- Born: 1969 Suroor Village, Oman
- Education: M.A. in Arabic Literature; M.A. in Mass Communication;
- Occupation(s): Novelist, Storyteller
- Years active: 1998- oresent

= Mahmoud al-Rahbi =

Omani novelist and storyteller

Mahmoud al-Rahbi (Arabic: محمود الرحبي) is an Omani novelist and storyteller who was born in 1969. He is the author of over seven story collections including ‘A Swing Over Two Periods of Time’ which ranked in the top position in ‘The Cultural Dubai Award’ in 2009, and ‘Noon Hour’ which won ‘Sultan Qaboos Award for Culture, Arts, and Literature’ in 2012. He, as well, has published four novels including ‘The Stranger’s Leaves’.

== Biography ==
Mohmoud al-Rahbi is an Omani novelist and storyteller, who was born in 1969 in Suroor village, Oman. He moved to Morocco to pursue higher education and studied Ijazh in Arabic Literature there. He holds an M.A. in Arabic Literature from Mohammed V University of Rabat and an M.A. in Mass Communication from Tunisia.

During his stay in Rabat, Al-Rahbi had the opportunity to attend several programs and lectures delivered by Mahmoud Darwish, Nizar Qabbani, Roger Garaudy, Jacques Berque, and others.

Al-Rahbi started his writing career when he was staying in Rabat, as the Sudanese sociologist Ibrahim Haider encouraged him to publish his story in Al-Quds Al-Arabi newspaper. The newspaper has published some of Al-Rahbi's stories including ‘The Brown Colour’, a story collection, published in 1998. Through this story collection Al-Rahbi began his actual literary career.

Al-Rahbi writs both stories and novels. Up to date, he has published more than seven story collections and some of them were translated into other languages. ‘Three Mountain Stories’ is al-Rahbi's most recent story collection which was published in 2020 by ‘The Omani Society For Writers and Literates’ in collaboration with ‘Alaan Publishers and Distributors’. He has, also, published four novels including ‘The Stranger’s Leaves’ and ‘The Dreamer’s Map’. Al-Rahbi's writings are greatly inspired by the Omani environment. He, additionally, connects reality with Fantasia and Surrealism, using simple language facilitate comprehension.

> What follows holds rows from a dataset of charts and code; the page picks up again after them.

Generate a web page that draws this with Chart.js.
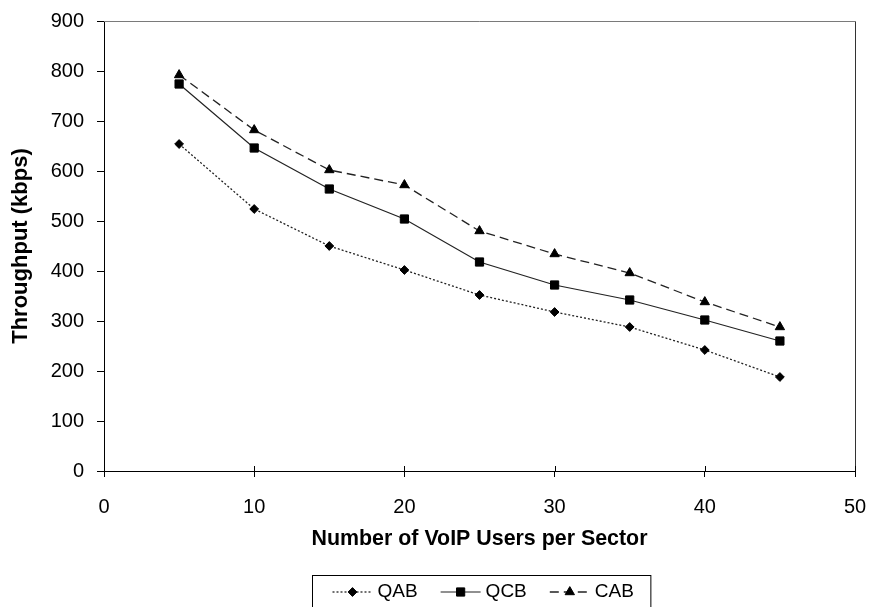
<!DOCTYPE html>
<html>
<head>
<meta charset="utf-8">
<script src="https://cdn.jsdelivr.net/npm/chart.js@4/dist/chart.umd.min.js"></script>
<style>
  html, body { margin: 0; padding: 0; background: #fff; }
  #wrap { width: 871px; height: 607px; }
</style>
</head>
<body>
<div id="wrap"><canvas id="c" width="871" height="607"></canvas></div>
<script>
// VoIP users per sector (x) and throughput in kbps (y) for each scheme
const users = [5, 10, 15, 20, 25, 30, 35, 40, 45];
const qab = [654, 524, 450, 402, 352, 318, 288, 242, 188];
const qcb = [774, 646, 564, 504, 418, 372, 342, 302, 260];
const cab = [792, 682, 602, 572, 480, 434, 396, 338, 288];
const seriesNames = ['QAB', 'QCB', 'CAB'];
const xTicks = [0, 10, 20, 30, 40, 50];
const yTicks = [0, 100, 200, 300, 400, 500, 600, 700, 800, 900];

const FONT = '"Liberation Sans", Arial, Helvetica, sans-serif';
const INK = '#000';
const LINE = '#222';

const pts = vals => users.map((u, i) => ({ x: u, y: vals[i] }));

// Paint point glyphs solid black wherever they are drawn by hand
function glyph(ctx, style, radius, x, y) {
  ctx.save();
  ctx.fillStyle = INK;
  ctx.strokeStyle = INK;
  ctx.lineWidth = 1;
  ctx.setLineDash([]);
  Chart.helpers.drawPoint(ctx, { pointStyle: style, radius, borderWidth: 1, rotation: 0 }, x, y);
  ctx.restore();
}

// Plot-area frame: grey top edge, dark right edge
const plotFrame = {
  id: 'plotFrame',
  beforeDatasetsDraw(chart) {
    const { ctx, chartArea: a } = chart;
    const t = Math.round(a.top) + 0.5, r = Math.round(a.right) + 0.5, b = Math.round(a.bottom);
    ctx.save();
    ctx.lineWidth = 1;
    ctx.strokeStyle = '#7a7a7a';
    ctx.beginPath();
    ctx.moveTo(a.left, t);
    ctx.lineTo(r, t);
    ctx.stroke();
    ctx.strokeStyle = '#333';
    ctx.beginPath();
    ctx.moveTo(r, t);
    ctx.lineTo(r, b);
    ctx.stroke();
    ctx.restore();
  }
};

// Short tick stubs above the x axis, so the x ticks cross the axis line
const crossTicks = {
  id: 'crossTicks',
  afterDatasetsDraw(chart) {
    const ctx = chart.ctx;
    const xs = chart.scales.x;
    const base = chart.chartArea.bottom;
    ctx.save();
    ctx.strokeStyle = INK;
    ctx.lineWidth = 1;
    xTicks.forEach(v => {
      const px = Math.round(xs.getPixelForValue(v)) + 0.5;
      ctx.beginPath();
      ctx.moveTo(px, base);
      ctx.lineTo(px, base - 5);
      ctx.stroke();
    });
    ctx.restore();
  }
};

// Legend drawn inside a framed box under the x-axis title
const boxedLegend = {
  id: 'boxedLegend',
  afterDraw(chart) {
    const ctx = chart.ctx;
    const area = chart.chartArea;
    const sets = chart.data.datasets;
    ctx.save();
    ctx.font = '19px ' + FONT;
    const sampleW = 40, textGap = 5, itemGap = 23, padL = 20, padR = 17;
    const widths = sets.map(d => sampleW + textGap + ctx.measureText(d.label).width);
    const inner = widths.reduce((a, b) => a + b, 0) + itemGap * (sets.length - 1);
    const boxW = inner + padL + padR;
    const cx = (area.left + area.right) / 2 + 2;
    const boxL = Math.round(cx - boxW / 2) + 0.5;
    const boxT = 575.5;
    const midY = 592;
    ctx.strokeStyle = INK;
    ctx.lineWidth = 1;
    ctx.strokeRect(boxL, boxT, boxW, 50);

    let x = boxL + padL;
    sets.forEach((d, i) => {
      ctx.save();
      ctx.strokeStyle = d.borderColor;
      ctx.lineWidth = d.borderWidth;
      ctx.setLineDash(d.borderDash || []);
      ctx.beginPath();
      ctx.moveTo(x, midY);
      ctx.lineTo(x + sampleW, midY);
      ctx.stroke();
      ctx.restore();
      glyph(ctx, d.pointStyle, d.pointRadius, x + sampleW / 2, midY);
      ctx.fillStyle = INK;
      ctx.textBaseline = 'middle';
      ctx.textAlign = 'left';
      ctx.fillText(d.label, x + sampleW + textGap, midY);
      x += widths[i] + itemGap;
    });
    ctx.restore();
  }
};

new Chart(document.getElementById('c'), {
  type: 'line',
  data: {
    datasets: [
      {
        label: seriesNames[0], data: pts(qab),
        borderColor: LINE, borderWidth: 1.3, borderDash: [2, 2],
        pointStyle: 'rectRot', pointRadius: 4.4,
        pointBackgroundColor: INK, pointBorderColor: INK, pointBorderWidth: 1
      },
      {
        label: seriesNames[1], data: pts(qcb),
        borderColor: LINE, borderWidth: 1.2, borderDash: [],
        pointStyle: 'rect', pointRadius: 5.8,
        pointBackgroundColor: INK, pointBorderColor: INK, pointBorderWidth: 1
      },
      {
        label: seriesNames[2], data: pts(cab),
        borderColor: LINE, borderWidth: 1.3, borderDash: [9, 5],
        pointStyle: 'triangle', pointRadius: 5.4,
        pointBackgroundColor: INK, pointBorderColor: INK, pointBorderWidth: 1
      }
    ]
  },
  options: {
    responsive: false,
    animation: false,
    events: [],
    layout: { padding: { left: 0, right: 16, top: 21, bottom: 52 } },
    plugins: {
      legend: { display: false },
      tooltip: { enabled: false }
    },
    elements: { line: { tension: 0 } },
    scales: {
      x: {
        type: 'linear', min: 0, max: 50,
        afterBuildTicks: s => { s.ticks = xTicks.map(v => ({ value: v })); },
        afterFit: s => { s.height = 84; s.paddingLeft = 0; s.paddingRight = 0; },
        border: { display: true, color: INK, width: 1 },
        grid: { display: true, drawOnChartArea: false, drawTicks: true, tickLength: 6, color: INK },
        ticks: { color: INK, font: { family: FONT, size: 20 }, padding: 18, maxRotation: 0 },
        title: { display: true, text: 'Number of VoIP Users per Sector', color: INK,
                 font: { family: FONT, size: 21.4, weight: 'bold' }, padding: { top: 4, bottom: 3 } }
      },
      y: {
        type: 'linear', min: 0, max: 900,
        afterBuildTicks: s => { s.ticks = yTicks.map(v => ({ value: v })); },
        afterFit: s => { s.width = 104; s.paddingTop = 0; s.paddingBottom = 0; },
        border: { display: true, color: INK, width: 1 },
        grid: { display: true, drawOnChartArea: false, drawTicks: true, tickLength: 7, color: INK },
        ticks: { color: INK, font: { family: FONT, size: 20 }, padding: 13 },
        title: { display: true, text: 'Throughput (kbps)', color: INK,
                 font: { family: FONT, size: 22, weight: 'bold' }, padding: { top: 8, bottom: 4 } }
      }
    }
  },
  plugins: [plotFrame, crossTicks, boxedLegend]
});
</script>
</body>
</html>
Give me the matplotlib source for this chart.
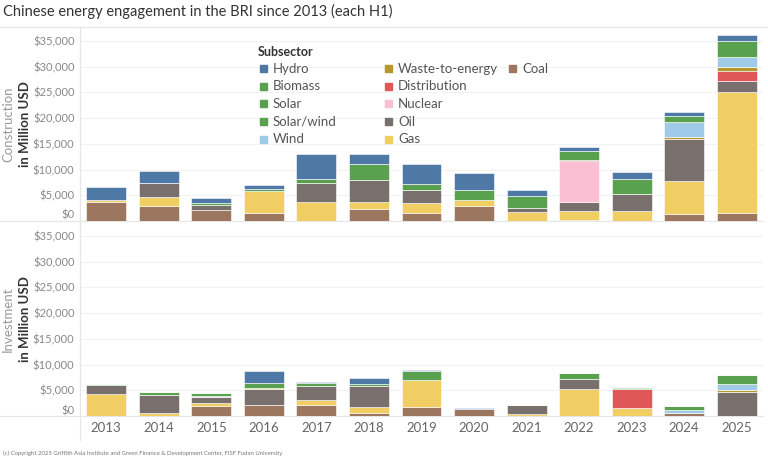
import numpy as np
import matplotlib
matplotlib.use('Agg')
import matplotlib.pyplot as plt
from matplotlib.patches import Rectangle

plt.rcParams['font.family'] = ['Lato', 'DejaVu Sans']

anni = ['2013', '2014', '2015', '2016', '2017', '2018', '2019',
        '2020', '2021', '2022', '2023', '2024', '2025']

# Construction, million USD (H1 of each year)
con_coal = [3750, 3000, 2100, 1600, 0, 2300, 1500, 2900, 0, 200, 0, 1300, 1600]
con_gas = [300, 1600, 0, 4200, 3750, 1400, 2000, 1200, 1750, 1700, 2000, 6500, 23400]
con_oil = [0, 2700, 1000, 0, 3600, 4300, 2500, 0, 850, 1700, 3300, 8200, 2300]
con_nuclear = [0, 0, 0, 0, 0, 0, 0, 0, 0, 8000, 0, 0, 0]
con_distribution = [0, 0, 0, 0, 0, 0, 0, 0, 0, 200, 0, 0, 1900]
con_waste = [0, 0, 0, 0, 0, 0, 0, 0, 0, 0, 0, 250, 650]
con_wind = [0, 0, 0, 0, 0, 0, 0, 0, 0, 0, 0, 3000, 2100]
con_solarwind = [0, 0, 0, 0, 0, 0, 0, 0, 0, 0, 0, 0, 0]
con_solar = [0, 150, 400, 500, 800, 3100, 1200, 1900, 2300, 1800, 2800, 1100, 3000]
con_biomass = [0, 0, 0, 0, 0, 0, 0, 0, 0, 0, 0, 0, 0]
con_hydro = [2600, 2200, 900, 600, 4900, 1900, 3900, 3400, 1150, 700, 1350, 850, 1150]

# Investment, million USD
inv_coal = [0, 0, 1950, 2100, 2100, 500, 1800, 1300, 0, 0, 0, 500, 0]
inv_gas = [4300, 650, 650, 0, 1100, 1200, 5100, 0, 300, 5300, 1500, 0, 0]
inv_oil = [1700, 3400, 1000, 3200, 2700, 4200, 0, 0, 1800, 1950, 0, 0, 4700]
inv_nuclear = [0, 0, 200, 0, 0, 0, 0, 0, 0, 0, 0, 0, 0]
inv_distribution = [0, 0, 0, 0, 0, 0, 0, 0, 0, 0, 3800, 0, 0]
inv_waste = [0, 0, 0, 200, 0, 0, 0, 0, 0, 0, 0, 0, 300]
inv_wind = [0, 0, 0, 0, 0, 0, 0, 0, 0, 0, 0, 600, 1200]
inv_solarwind = [0, 100, 0, 0, 0, 0, 0, 0, 0, 0, 100, 0, 0]
inv_solar = [300, 500, 650, 850, 500, 300, 1750, 0, 0, 1200, 300, 850, 1700]
inv_biomass = [0, 0, 0, 0, 0, 0, 0, 0, 0, 0, 0, 0, 0]
inv_hydro = [0, 0, 0, 2400, 200, 1200, 250, 300, 0, 0, 0, 0, 0]

sottosettori = ['Coal', 'Gas', 'Oil', 'Nuclear', 'Distribution', 'Waste-to-energy',
                'Wind', 'Solar/wind', 'Solar', 'Biomass', 'Hydro']
colori = {
    'Hydro': '#4e79a7', 'Biomass': '#59a14f', 'Solar': '#59a14f',
    'Solar/wind': '#59a14f', 'Wind': '#a0cbe8', 'Waste-to-energy': '#b6992d',
    'Distribution': '#e15759', 'Nuclear': '#fabfd2', 'Oil': '#79706e',
    'Gas': '#f1ce63', 'Coal': '#9d7660',
}

costruzione = [con_coal, con_gas, con_oil, con_nuclear, con_distribution, con_waste,
               con_wind, con_solarwind, con_solar, con_biomass, con_hydro]
investimento = [inv_coal, inv_gas, inv_oil, inv_nuclear, inv_distribution, inv_waste,
                inv_wind, inv_solarwind, inv_solar, inv_biomass, inv_hydro]

fig = plt.figure(figsize=(7.68, 4.61), dpi=100)
ax1 = fig.add_axes([80 / 768, 1 - 221 / 461, 683 / 768, 194 / 461])
ax2 = fig.add_axes([80 / 768, 1 - 416 / 461, 683 / 768, 194 / 461])

x = np.arange(len(anni))
grigio = '#e6e6e6'


def disegna_pannello(ax, serie):
    base = np.zeros(len(anni))
    for nome, valori in zip(sottosettori, serie):
        v = np.array(valori, dtype=float)
        ax.bar(x, v, bottom=base, width=0.76, color=colori[nome],
               edgecolor='white', linewidth=0.4, zorder=3)
        base += v
    ax.set_xlim(-0.5, len(anni) - 0.5)
    ax.set_ylim(0, 37700)
    ticks = np.arange(0, 35001, 5000)
    ax.set_yticks(ticks)
    ax.set_yticklabels(['${:,.0f}'.format(t) for t in ticks], color='#888888', fontsize=8)
    ax.get_yticklabels()[0].set_va('bottom')
    ax.tick_params(axis='y', length=0, pad=4)
    ax.grid(axis='y', color='#f2f2f2', linewidth=0.8, zorder=0)
    for s in ['top', 'right']:
        ax.spines[s].set_visible(False)
    ax.spines['left'].set_color(grigio)
    ax.spines['bottom'].set_color(grigio)
    ax.set_facecolor('white')


disegna_pannello(ax1, costruzione)
disegna_pannello(ax2, investimento)

ax1.set_xticks([])
ax2.set_xticks(x)
ax2.set_xticklabels(anni, color='#666666', fontsize=9.5)
ax2.tick_params(axis='x', length=0, pad=4)

# Linee di bordo stile Tableau
fig.add_artist(plt.Line2D([0, 1], [1 - 27 / 461, 1 - 27 / 461], color=grigio, lw=0.8))
fig.add_artist(plt.Line2D([0, 80 / 768], [1 - 221 / 461, 1 - 221 / 461], color=grigio, lw=0.8))
fig.add_artist(plt.Line2D([0, 80 / 768], [1 - 416 / 461, 1 - 416 / 461], color=grigio, lw=0.8))
fig.add_artist(plt.Line2D([80 / 768, 80 / 768], [1 - 440 / 461, 1 - 27 / 461], color=grigio, lw=0.8))

# Titolo
fig.text(3 / 768, 1 - 11 / 461, 'Chinese energy engagement in the BRI since 2013 (each H1)',
         fontsize=10.5, color='#333333', va='center', ha='left')

# Etichette asse y
for yc, nome in [(124, 'Construction'), (319, 'Investment')]:
    fig.text(8 / 768, 1 - yc / 461, nome, rotation=90, fontsize=9.5, color='#999999',
             ha='center', va='center')
    fig.text(25 / 768, 1 - yc / 461, 'in Million USD', rotation=90, fontsize=9.5,
             color='#333333', fontweight='bold', ha='center', va='center')

# Legenda
fig.text(258 / 768, 1 - 52 / 461, 'Subsector', fontsize=9, color='#333333',
         fontweight='bold', ha='left', va='center')
colonne = [['Hydro', 'Biomass', 'Solar', 'Solar/wind', 'Wind'],
           ['Waste-to-energy', 'Distribution', 'Nuclear', 'Oil', 'Gas'],
           ['Coal']]
xcol = [263, 388, 512]
for xc, voci in zip(xcol, colonne):
    for i, nome in enumerate(voci):
        yc = 69 + i * 17.5
        fig.add_artist(Rectangle((xc / 768 - 3.5 / 768, 1 - (yc + 3.5) / 461), 7 / 768, 7 / 461,
                                 transform=fig.transFigure, color=colori[nome]))
        fig.text((xc + 10) / 768, 1 - yc / 461, nome, fontsize=9.5, color='#555555',
                 ha='left', va='center')

# Copyright
fig.text(3 / 768, 1 - 453 / 461,
         '(c) Copyright 2025 Griffith Asia Institute and Green Finance & Development Center, FISF Fudan University',
         fontsize=4.3, color='#777777', ha='left', va='center')

fig.savefig('out.png', dpi=100)
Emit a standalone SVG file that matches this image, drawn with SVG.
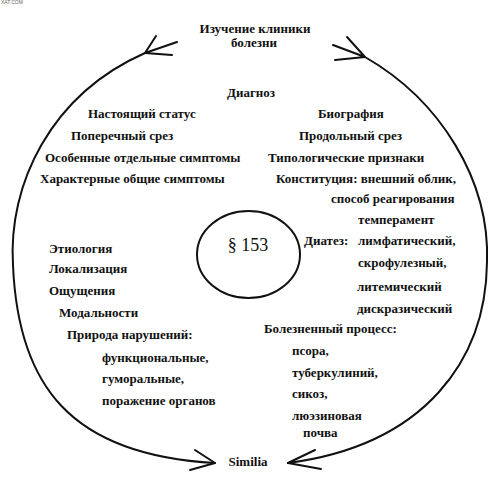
<svg xmlns="http://www.w3.org/2000/svg" width="500" height="477" viewBox="0 0 500 477">
<style>
.t{font-family:"Liberation Serif","Times New Roman",serif;font-size:13px;font-weight:bold;fill:#111}
.c{text-anchor:middle}
.ln{fill:none;stroke:#111;stroke-width:2;stroke-linecap:round}
.wm{font-family:"Liberation Sans",sans-serif;font-size:5px;fill:#666}
</style>
<rect width="500" height="477" fill="#fff"/>
<text class="wm" x="1" y="4">XAT.COM</text>
<g id="connectors">
<path class="ln" d="M145,53 C50,95 8,185 13,265 C18,385 70,455 215,463"/>
<path class="ln" d="M145,53 L156,36 M145,53 L177,42 M145,53 L172,55"/>
<path class="ln" d="M365,57 C440,100 490,180 487,262 C486,360 425,445 288,463"/>
<path class="ln" d="M365,57 L347,37 M365,57 L333,45 M365,57 L335,60"/>
<path class="ln" d="M215,463 L195,450 M215,463 L190,470"/>
<path class="ln" d="M288,463 L315,450 M288,463 L321,469"/>
</g>
<g id="top">
<text class="t c" x="255" y="33">Изучение клиники</text>
<text class="t c" x="254" y="47">болезни</text>
</g>
<g id="diagnosis"><text class="t c" x="251" y="97">Диагноз</text></g>
<g id="center">
<ellipse cx="248.5" cy="254.5" rx="51.5" ry="43.5" class="ln"/>
<text x="248" y="251" text-anchor="middle" style="font-family:'Liberation Serif','Times New Roman',serif;font-size:18px;fill:#111">§ 153</text>
</g>
<g id="left-top">
<text class="t" x="88" y="118">Настоящий статус</text>
<text class="t" x="71" y="140">Поперечный срез</text>
<text class="t" x="45" y="162">Особенные отдельные симптомы</text>
<text class="t" x="40" y="183">Характерные общие симптомы</text>
</g>
<g id="right-top">
<text class="t" x="318" y="118">Биография</text>
<text class="t" x="299" y="140">Продольный срез</text>
<text class="t" x="268" y="162">Типологические признаки</text>
<text class="t" x="276" y="183">Конституция: внешний облик,</text>
<text class="t" x="331" y="203">способ реагирования</text>
<text class="t" x="358" y="224">темперамент</text>
<text class="t" x="304" y="245">Диатез:</text>
<text class="t" x="358" y="245">лимфатический,</text>
<text class="t" x="358" y="267">скрофулезный,</text>
<text class="t" x="357" y="291">литемический</text>
<text class="t" x="357" y="313">дискразический</text>
</g>
<g id="left-bottom">
<text class="t" x="49" y="253">Этиология</text>
<text class="t" x="49" y="273">Локализация</text>
<text class="t" x="49" y="295">Ощущения</text>
<text class="t" x="59" y="317">Модальности</text>
<text class="t" x="67" y="339">Природа нарушений:</text>
<text class="t" x="102" y="362">функциональные,</text>
<text class="t" x="102" y="383">гуморальные,</text>
<text class="t" x="102" y="405">поражение органов</text>
</g>
<g id="right-bottom">
<text class="t" x="264" y="333">Болезненный процесс:</text>
<text class="t" x="292" y="355">псора,</text>
<text class="t" x="292" y="377">туберкулиний,</text>
<text class="t" x="292" y="398">сикоз,</text>
<text class="t" x="292" y="420">люэзиновая</text>
<text class="t" x="303" y="437">почва</text>
</g>
<g id="similia"><text class="t c" x="248" y="466">Similia</text></g>
</svg>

He Has won several literary awards including ‘Sultan Qaboos Award for Culture, Arts, and Literature’ for his story collection ‘The Noon Hour’ in 2012. Moreover, in 2009, ‘A Swing Over Two Periods of Time’ won The Cultural Dubai Award and ranked on the top position. Al-rahbi was, also, nominated for Al Multaqa Prize For Arabic Short Story shortlist twice, for ‘It Wasn't Just A Laughter’ in 2017 and for ‘The Scream Of Munch’ in 2019.

== Works ==

=== Story Collections ===
Some of Al-Rahbi's story collections are:

- The Brown Colour (Original title: Al-Lawn Al-Bonny), 1998
- Oblivion Lake (Original title: Birkkat Al-Nissyan), 2006
- A Swing Over Two Periods of Time (Original title: Aurjoha Fawqa Zamanain), 2011
- The Scream of Munch (Original title: Sarkhat Munch), 2017
- Three Mountain Stories (Original title: Thalathu Qissasin Jabalia), 2020

=== Novel ===

- Al-Rahbi's has four novels including:
- The Dreamer's Map (Original title: Kharitat Al-Halim), 2010
- The Stranger's Leaves (Original title: Awraq Al-Ghareeb), 2017

== Awards ==
Al-Rahbi has won several literary awards including:

- ‘Sultan Qaboos Award for Culture, Arts, and Literature’ for his story collection ‘The Noon Hour’ in 2012.
- 'Best Story' in Muscat International Book Fair for 'Why Don't You Joke with Me?' in 2008.
- The Cultural Dubai Award (Top 1) for his story collection ‘A Swing Over Two Periods of Time’, in 2009.

== Nominations ==
- Al Multaqa Prize For Arabic Short Story shortlist for ‘It Was Not Just A Laughter’, in 2017.
- Al Multaqa Prize For Arabic Short Story shortlist for ‘The Scream Of Munch’ in 2019.